USS Viburnum (AN-57/YN-76) was a which served with the U.S. Navy in the Pacific Ocean theatre of operations. While operating in the Caroline Islands, she was severely damaged when struck by what appeared to be a Japanese torpedo. However, she continued her work as well as she could, and, when she returned to the United States, she was considered too damaged to repair. She was sold in her damaged condition, and was eventually scrapped.

== Constructed in California ==
Viburnum (AN-57) -- a wooden-hulled, net-laying ship—was originally classified as YN-76 when the ship's keel was laid on 9 December 1943 at Stockton, California, by the Pollock-Stockton Shipbuilding Company. Re-classified to AN-57 on 1 January 1944, the ship was launched on 26 April 1944; sponsored by Mrs.

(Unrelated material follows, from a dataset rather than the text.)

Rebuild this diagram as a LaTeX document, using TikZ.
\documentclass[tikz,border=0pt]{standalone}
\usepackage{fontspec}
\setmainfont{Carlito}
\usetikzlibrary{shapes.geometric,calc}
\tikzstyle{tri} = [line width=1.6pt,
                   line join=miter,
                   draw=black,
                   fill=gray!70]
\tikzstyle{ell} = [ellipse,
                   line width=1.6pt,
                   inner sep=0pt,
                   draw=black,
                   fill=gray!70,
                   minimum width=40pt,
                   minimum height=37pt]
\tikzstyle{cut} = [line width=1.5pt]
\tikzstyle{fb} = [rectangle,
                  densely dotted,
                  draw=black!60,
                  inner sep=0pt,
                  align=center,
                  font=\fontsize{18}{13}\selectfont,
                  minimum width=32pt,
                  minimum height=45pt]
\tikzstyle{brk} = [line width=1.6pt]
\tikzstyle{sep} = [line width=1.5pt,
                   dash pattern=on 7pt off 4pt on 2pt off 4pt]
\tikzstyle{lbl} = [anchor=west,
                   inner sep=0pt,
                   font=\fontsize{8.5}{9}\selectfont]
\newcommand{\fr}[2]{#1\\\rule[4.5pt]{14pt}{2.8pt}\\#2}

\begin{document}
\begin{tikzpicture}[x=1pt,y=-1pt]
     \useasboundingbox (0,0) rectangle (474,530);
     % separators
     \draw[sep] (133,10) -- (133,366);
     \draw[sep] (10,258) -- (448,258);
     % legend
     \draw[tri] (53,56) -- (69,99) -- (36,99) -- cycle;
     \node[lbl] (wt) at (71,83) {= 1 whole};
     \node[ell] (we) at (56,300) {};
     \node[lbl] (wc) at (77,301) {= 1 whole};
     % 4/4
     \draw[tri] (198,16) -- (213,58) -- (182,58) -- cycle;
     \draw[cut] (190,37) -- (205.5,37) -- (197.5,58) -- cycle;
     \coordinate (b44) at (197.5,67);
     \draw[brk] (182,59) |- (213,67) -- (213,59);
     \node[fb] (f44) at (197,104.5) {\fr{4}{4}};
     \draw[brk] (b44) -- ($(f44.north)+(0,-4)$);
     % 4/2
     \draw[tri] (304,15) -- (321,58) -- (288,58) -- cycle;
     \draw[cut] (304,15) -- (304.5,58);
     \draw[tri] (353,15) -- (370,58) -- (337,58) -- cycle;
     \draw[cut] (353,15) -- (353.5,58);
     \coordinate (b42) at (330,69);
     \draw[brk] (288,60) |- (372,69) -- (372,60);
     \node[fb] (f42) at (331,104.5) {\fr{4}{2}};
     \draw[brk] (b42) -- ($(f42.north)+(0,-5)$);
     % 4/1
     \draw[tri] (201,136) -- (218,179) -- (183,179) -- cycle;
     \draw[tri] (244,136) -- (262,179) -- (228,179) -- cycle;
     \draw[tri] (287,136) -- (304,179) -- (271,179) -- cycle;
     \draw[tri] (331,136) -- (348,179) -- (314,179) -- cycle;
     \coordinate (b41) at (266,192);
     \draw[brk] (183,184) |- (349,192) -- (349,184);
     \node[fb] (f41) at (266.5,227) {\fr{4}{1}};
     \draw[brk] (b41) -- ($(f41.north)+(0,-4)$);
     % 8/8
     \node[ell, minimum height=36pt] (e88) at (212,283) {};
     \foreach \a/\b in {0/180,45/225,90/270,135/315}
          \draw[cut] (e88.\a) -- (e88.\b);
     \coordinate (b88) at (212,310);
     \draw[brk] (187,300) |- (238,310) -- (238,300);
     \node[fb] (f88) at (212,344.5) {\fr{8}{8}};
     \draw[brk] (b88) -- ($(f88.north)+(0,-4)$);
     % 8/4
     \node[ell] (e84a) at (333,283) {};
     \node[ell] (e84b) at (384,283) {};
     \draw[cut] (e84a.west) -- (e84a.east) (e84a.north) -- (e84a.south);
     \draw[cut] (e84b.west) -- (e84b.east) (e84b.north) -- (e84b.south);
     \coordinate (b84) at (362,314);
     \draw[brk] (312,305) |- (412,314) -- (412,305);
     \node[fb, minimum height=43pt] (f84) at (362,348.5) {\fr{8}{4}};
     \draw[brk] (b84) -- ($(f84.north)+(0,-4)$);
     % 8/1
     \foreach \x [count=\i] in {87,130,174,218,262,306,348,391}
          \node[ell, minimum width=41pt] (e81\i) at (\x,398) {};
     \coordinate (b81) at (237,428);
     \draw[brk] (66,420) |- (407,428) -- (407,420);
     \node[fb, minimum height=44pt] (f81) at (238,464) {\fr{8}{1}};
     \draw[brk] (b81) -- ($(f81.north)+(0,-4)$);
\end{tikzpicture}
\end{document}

R. F. Chavin, the wife of Brigadier General R. F. Chavin, USA, the commanding officer of the United States Army's Stockton Ordnance Depot. Viburnum was commissioned at the Pollock-Stockton yard on 2 June 1944.

==World War II service==

===Pacific Ocean operations===
After shakedown out of the Naval Net Depot, Tiburon Bay, California, and post-shakedown repairs and alterations at Long Beach, California, Viburnum departed Treasure Island, San Francisco, California, on 15 August, bound for Pearl Harbor with two high-speed sled targets in tow. The net-layer reached Pearl Harbor on 27 August, delivered her tows, and subsequently pushed on for Majuro, in the Marshall Islands, where she arrived on 15 September. Assigned to Service Squadron 10, Viburnum shifted to Ulithi, in the Caroline Islands, soon afterwards.

On 28 October 1944, Viburnum was tending the net installation at Doa Channel, Naval Base Ulithi. Late that morning, she picked up a net section from the depot ship Tuscana (AKN-3) and proceeded to stretch a double net section early in the afternoon.

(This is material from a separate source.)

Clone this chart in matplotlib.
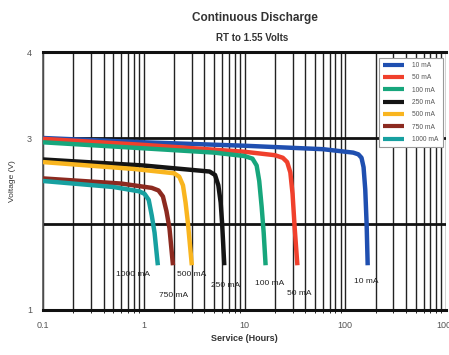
import matplotlib
matplotlib.use("Agg")
import matplotlib.pyplot as plt

plt.rcParams['font.family'] = ['Liberation Sans', 'DejaVu Sans']

# discharge curves, hours vs volts
labels = ["10 mA", "50 mA", "100 mA", "250 mA", "500 mA", "750 mA", "1000 mA"]
colors = ["#1f4fb0", "#f0402c", "#17a67c", "#141414", "#f9b51f", "#8c2a20", "#17a0a0"]

h_10 = [0.1, 1, 10, 60, 120, 135, 145, 152, 158, 163, 167]
v_10 = [3.0, 2.95, 2.91, 2.87, 2.83, 2.81, 2.77, 2.66, 2.40, 2.00, 1.52]
h_50 = [0.1, 1, 10, 20, 24, 26.5, 28.5, 30, 31.5, 33.5]
v_50 = [2.99, 2.92, 2.84, 2.80, 2.77, 2.72, 2.60, 2.35, 1.95, 1.52]
h_100 = [0.1, 1, 5, 10, 12, 13.2, 14.0, 14.8, 15.5, 16.2]
v_100 = [2.95, 2.88, 2.83, 2.79, 2.76, 2.68, 2.50, 2.20, 1.90, 1.52]
h_250 = [0.1, 1, 4.5, 5.1, 5.5, 5.8, 6.0, 6.3]
v_250 = [2.75, 2.68, 2.61, 2.57, 2.45, 2.25, 2.00, 1.52]
h_500 = [0.1, 0.8, 2.0, 2.25, 2.45, 2.6, 2.75, 3.0]
v_500 = [2.72, 2.64, 2.59, 2.55, 2.45, 2.25, 2.00, 1.52]
h_750 = [0.1, 0.6, 1.2, 1.4, 1.55, 1.68, 1.8, 1.95]
v_750 = [2.53, 2.47, 2.42, 2.39, 2.32, 2.15, 1.95, 1.52]
h_1000 = [0.1, 0.5, 0.9, 1.02, 1.12, 1.2, 1.28, 1.38]
v_1000 = [2.50, 2.43, 2.38, 2.35, 2.28, 2.10, 1.90, 1.52]

hours = [h_10, h_50, h_100, h_250, h_500, h_750, h_1000]
volts = [v_10, v_50, v_100, v_250, v_500, v_750, v_1000]

# end-of-curve annotations
note_x = [161, 35, 17.7, 6.5, 3.0, 1.98, 0.78]
note_y = [1.33, 1.19, 1.31, 1.29, 1.41, 1.17, 1.41]

fig = plt.figure(figsize=(4.49, 3.55), dpi=100)
ax = fig.add_axes([0.0958, 0.1268, 0.8975, 0.7267])

for h, v, c, lab in zip(hours, volts, colors, labels):
    ax.plot(h, v, color=c, lw=3.2, label=lab, solid_capstyle='butt',
            solid_joinstyle='round', zorder=3)

for lab, x, y in zip(labels, note_x, note_y):
    ax.text(x, y, lab, fontsize=6, color="#222222", ha='center', va='center',
            zorder=4)

ax.set_xscale('log')
ax.set_xlim(0.1, 1000)
ax.set_ylim(1, 4)
ax.set_yticks([1, 3, 4])
ax.set_xticks([0.1, 1, 10, 100, 1000])
ax.set_xticklabels(["0.1", "1", "10", "100", "1000"])
ax.tick_params(axis='both', length=0, labelsize=6.5, colors="#555555", pad=8)

ax.grid(True, which='both', axis='x', color='#222222', lw=1.0)
for yv in [2, 3]:
    ax.axhline(yv, color='#111111', lw=2.0, zorder=2)

for s in ['top', 'bottom']:
    ax.spines[s].set_linewidth(2.2)
    ax.spines[s].set_color('#111111')
ax.spines['left'].set_color('#555555')
ax.spines['left'].set_linewidth(1.2)
ax.spines['right'].set_visible(False)

ax.set_xlabel("Service (Hours)", fontsize=6.5, fontweight='bold', color="#333333",
              labelpad=3)
ax.set_ylabel("Voltage (V)", fontsize=6, color="#333333", labelpad=8)

fig.text(0.568, 0.948, "Continuous Discharge", fontsize=8.5, fontweight='bold',
         color="#333333", ha='center', va='center')
fig.text(0.562, 0.893, "RT to 1.55 Volts", fontsize=7, fontweight='bold',
         color="#333333", ha='center', va='center')

leg = ax.legend(loc='upper right', bbox_to_anchor=(1.0, 0.99), fontsize=4.8,
                frameon=True, fancybox=False, edgecolor='#999999',
                handlelength=3.2, handletextpad=1.2, labelspacing=0.8,
                borderpad=0.6, framealpha=1, labelcolor='#555555')
leg.get_frame().set_linewidth(0.8)
for line in leg.get_lines():
    line.set_linewidth(3.0)

fig.savefig("out.png", dpi=100)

===Struck by a Japanese mine===
In 1457, a sudden, violent explosion blew the port side of the forecastle deck upward, and the ship's commanding officer, Lt. Smith, ordered all hands to stand by to abandon ship. The blast had killed two men and blown a dozen others over the side. The latter were swiftly rescued by a boat from Volans (AKS-9). Arapaho (ATF-68) came alongside Viburnum at 1550, joined shortly afterwards by Zuni (ATF-95); the latter consequently moored the stricken net-layer alongside the destroyer tender Dixie (AD-14) for a thorough check of the damage.

The ensuing investigation revealed that a Japanese submarine mine had blown a hole in the starboard side of the ship extending 10 frames' length (from frame 10 to frame 20) and to a point within five feet of the main deck. The explosion had broken the keel, and the hole extended about eight feet up from the keel on the port side. In the ensuing days, a work crew from ARB-6 cleared away the wreckage, and the ship's force recovered the bodies of the two men killed. From November 1944 to January 1945, Viburnum received repairs from Jason (ARH-1) and Vestal (AR-4) before she was docked in floating drydock AFDL-32 and repaired enough to resume active operations about 9 February 1945.

===End-of-war operations===
Viburnum remained at Ulithi, performing limited harbor work in a protected harbor into the spring of 1945. She sailed for the west coast of the United States on 9 May, stopped briefly at Pearl Harbor en route, and arrived at San Francisco, California, on 5 June.

==Post-war evaluation and disposition==
Due to the heavy workload on west coast yards for repairs to damaged combatant vessels, the Navy did not desire full restoration of Viburnum. Accordingly, the net-laying ship was decommissioned and placed in an "in-service" status on 12 July 1945.

Viburnum was placed out of service on 3 January 1946, and her disposal was authorized on 17 January. Her name was struck from the Navy list on 21 January, and the former net-layer was transferred to the United States Maritime Commission on 12 August 1947. The vessel was simultaneously delivered to Walter K. Wilms and Co., at Suisun Bay, and was probably scrapped soon afterwards.